Answer

**step1** Understanding the Problem

The problem asks us to show that the equation $$\cos ^{2}x=2-\sin x$$ can be rewritten in the form $$\sin ^{2}x-\sin x+1=0$$. This requires using trigonometric identities and algebraic manipulation.

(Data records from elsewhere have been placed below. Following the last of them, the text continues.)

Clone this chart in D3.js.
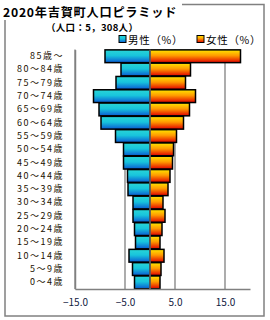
<!DOCTYPE html>
<html><head><meta charset="utf-8">
<script src="https://cdn.jsdelivr.net/npm/d3@7"></script>
<style>body{margin:0;background:#fff}svg{display:block}</style>
</head><body>
<script>
const categories = ["85歳〜","80〜84歳","75〜79歳","70〜74歳","65〜69歳","60〜64歳","55〜59歳","50〜54歳","45〜49歳","40〜44歳","35〜39歳","30〜34歳","25〜29歳","20〜24歳","15〜19歳","10〜14歳","5〜9歳","0〜4歳"];
const male = [9.0,5.8,6.8,11.3,10.2,9.8,6.9,5.3,5.3,4.5,4.4,3.4,3.4,3.1,2.9,4.2,3.5,3.1];
const female = [18.1,8.1,7.1,9.1,7.9,6.7,5.3,4.7,4.5,4.0,3.6,2.6,3.0,2.4,2.0,2.8,2.2,2.0];
const tickValues = [-15,-5,5,15];
const tickLabels = ["−15.0","−5.0","5.0","15.0"];
const title = "2020年吉賀町人口ピラミッド";
const subtitle = "（人口：5，308人）";
const legendLabels = ["男性（%）","女性（%）"];

const W=270,H=320;
const svg=d3.select("body").append("svg").attr("width",W).attr("height",H);
const defs=svg.append("defs");
const gm=defs.append("linearGradient").attr("id","gm").attr("x1",0).attr("y1",0).attr("x2",0).attr("y2",1);
gm.append("stop").attr("offset","0%").attr("stop-color","#2ad6d6");
gm.append("stop").attr("offset","45%").attr("stop-color","#18c4dc");
gm.append("stop").attr("offset","100%").attr("stop-color","#0a5ad2");
const gf=defs.append("linearGradient").attr("id","gf").attr("x1",0).attr("y1",0).attr("x2",0).attr("y2",1);
gf.append("stop").attr("offset","0%").attr("stop-color","#ffe600");
gf.append("stop").attr("offset","45%").attr("stop-color","#ff9a00");
gf.append("stop").attr("offset","100%").attr("stop-color","#e00000");

const font="'Noto Sans CJK JP','Noto Sans',sans-serif";
// frame
svg.append("rect").attr("x",5).attr("y",4.5).attr("width",259).attr("height",311.5)
  .attr("fill","none").attr("stroke","#808080").attr("stroke-width",1.5);
svg.append("rect").attr("x",0).attr("y",0).attr("width",182).attr("height",20).attr("fill","#fff");
svg.append("text").attr("x",3).attr("y",16.5).attr("font-family",font).attr("font-weight","bold")
  .attr("font-size",12.2).attr("letter-spacing",0.75).attr("fill","#000").text(title);
svg.append("text").attr("x",46).attr("y",31).attr("font-family",font).attr("font-weight","bold")
  .attr("font-size",9.5).attr("letter-spacing",0.3).attr("fill","#000").text(subtitle);

const x=d3.scaleLinear().domain([-15,20]).range([75,250]);
const y=d3.scaleBand().domain(categories).range([49.6,289]).paddingInner(0.04).paddingOuter(0.02);

// grid
svg.append("g").selectAll("line").data(tickValues.concat([0])).join("line")
  .attr("x1",d=>x(d)).attr("x2",d=>x(d)).attr("y1",49.6).attr("y2",289)
  .attr("stroke","#808080").attr("stroke-width",1.3);

// bars
svg.append("g").selectAll("rect").data(categories).join("rect")
  .attr("x",(d,i)=>x(-male[i])).attr("y",d=>y(d)).attr("width",(d,i)=>x(0)-x(-male[i]))
  .attr("height",y.bandwidth()).attr("fill","url(#gm)").attr("stroke","#000").attr("stroke-width",1.5);
svg.append("g").selectAll("rect").data(categories).join("rect")
  .attr("x",x(0)).attr("y",d=>y(d)).attr("width",(d,i)=>x(female[i])-x(0))
  .attr("height",y.bandwidth()).attr("fill","url(#gf)").attr("stroke","#000").attr("stroke-width",1.5);
// center line over bars
svg.append("line").attr("x1",x(0)).attr("x2",x(0)).attr("y1",49.6).attr("y2",289)
  .attr("stroke","#808080").attr("stroke-width",1.3);

// axes lines
const xa=svg.append("g").attr("transform","translate(0,289)")
  .call(d3.axisBottom(x).tickValues(tickValues).tickSize(0).tickFormat((d,i)=>tickLabels[i]));
xa.select(".domain").attr("stroke","#808080").attr("stroke-width",1.5);
xa.selectAll("text").attr("font-family",font).attr("font-size",10).attr("fill","#102040").attr("dy","1.4em");
const ya=svg.append("g").attr("transform","translate(75,0)")
  .call(d3.axisLeft(y).tickSize(0).tickPadding(11));
ya.select(".domain").attr("stroke","#808080").attr("stroke-width",1.5);
ya.selectAll("text").attr("font-family",font).attr("font-size",9).attr("letter-spacing",1.5).attr("fill","#1a1000");

// legend
const lg=svg.append("g");
[["url(#gm)",119,legendLabels[0]],["url(#gf)",197,legendLabels[1]]].forEach(([f,lx,t])=>{
  lg.append("rect").attr("x",lx).attr("y",35.5).attr("width",7).attr("height",7).attr("fill",f).attr("stroke","#000").attr("stroke-width",1);
  lg.append("text").attr("x",lx+9).attr("y",43.5).attr("font-family",font).attr("font-size",10.5).attr("letter-spacing",0.7).attr("fill","#000").text(t);
});
</script>
</body></html>
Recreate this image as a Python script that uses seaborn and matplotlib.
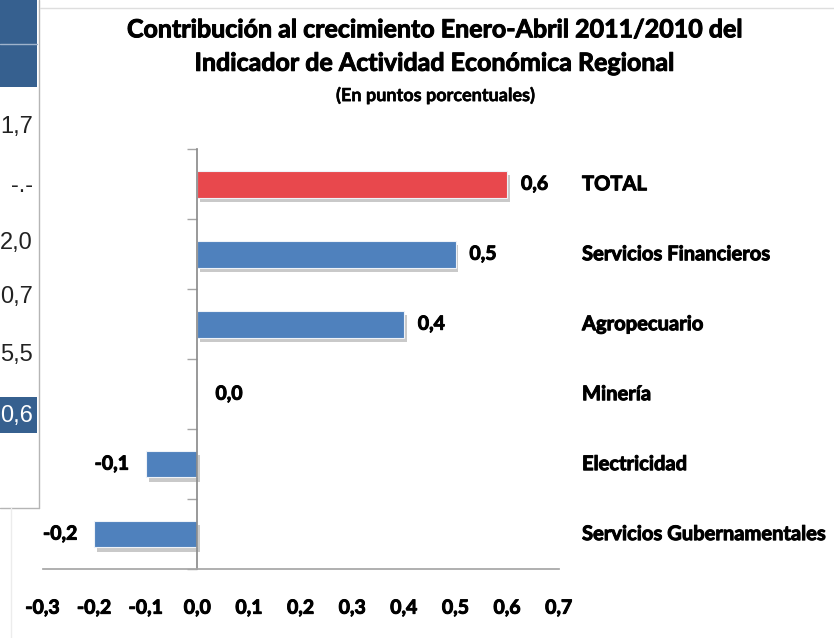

**step2** Recalling the Pythagorean Identity

We know the fundamental trigonometric identity relating sine and cosine:
$$\sin^2 x + \cos^2 x = 1$$
From this identity, we can express $$\cos^2 x$$ in terms of $$\sin^2 x$$:
$$\cos^2 x = 1 - \sin^2 x$$

**step3** Substituting into the Given Equation

Now, we substitute the expression for $$\cos^2 x$$ from Step 2 into the given equation $$\cos ^{2}x=2-\sin x$$:
$$(1 - \sin^2 x) = 2 - \sin x$$

**step4** Rearranging the Terms

To show that this equation can be written as $$\sin ^{2}x-\sin x+1=0$$, we need to move all terms to one side of the equation. Let's move all terms to the right side to make the $$\sin^2 x$$ term positive:
$$0 = 2 - \sin x - (1 - \sin^2 x)$$
$$0 = 2 - \sin x - 1 + \sin^2 x$$
Now, combine the constant terms and rearrange the terms to match the desired form:
$$0 = \sin^2 x - \sin x + (2 - 1)$$
$$0 = \sin^2 x - \sin x + 1$$
Thus, we have successfully shown that the equation $$\cos ^{2}x=2-\sin x$$ can be written as $$\sin ^{2}x-\sin x+1=0$$.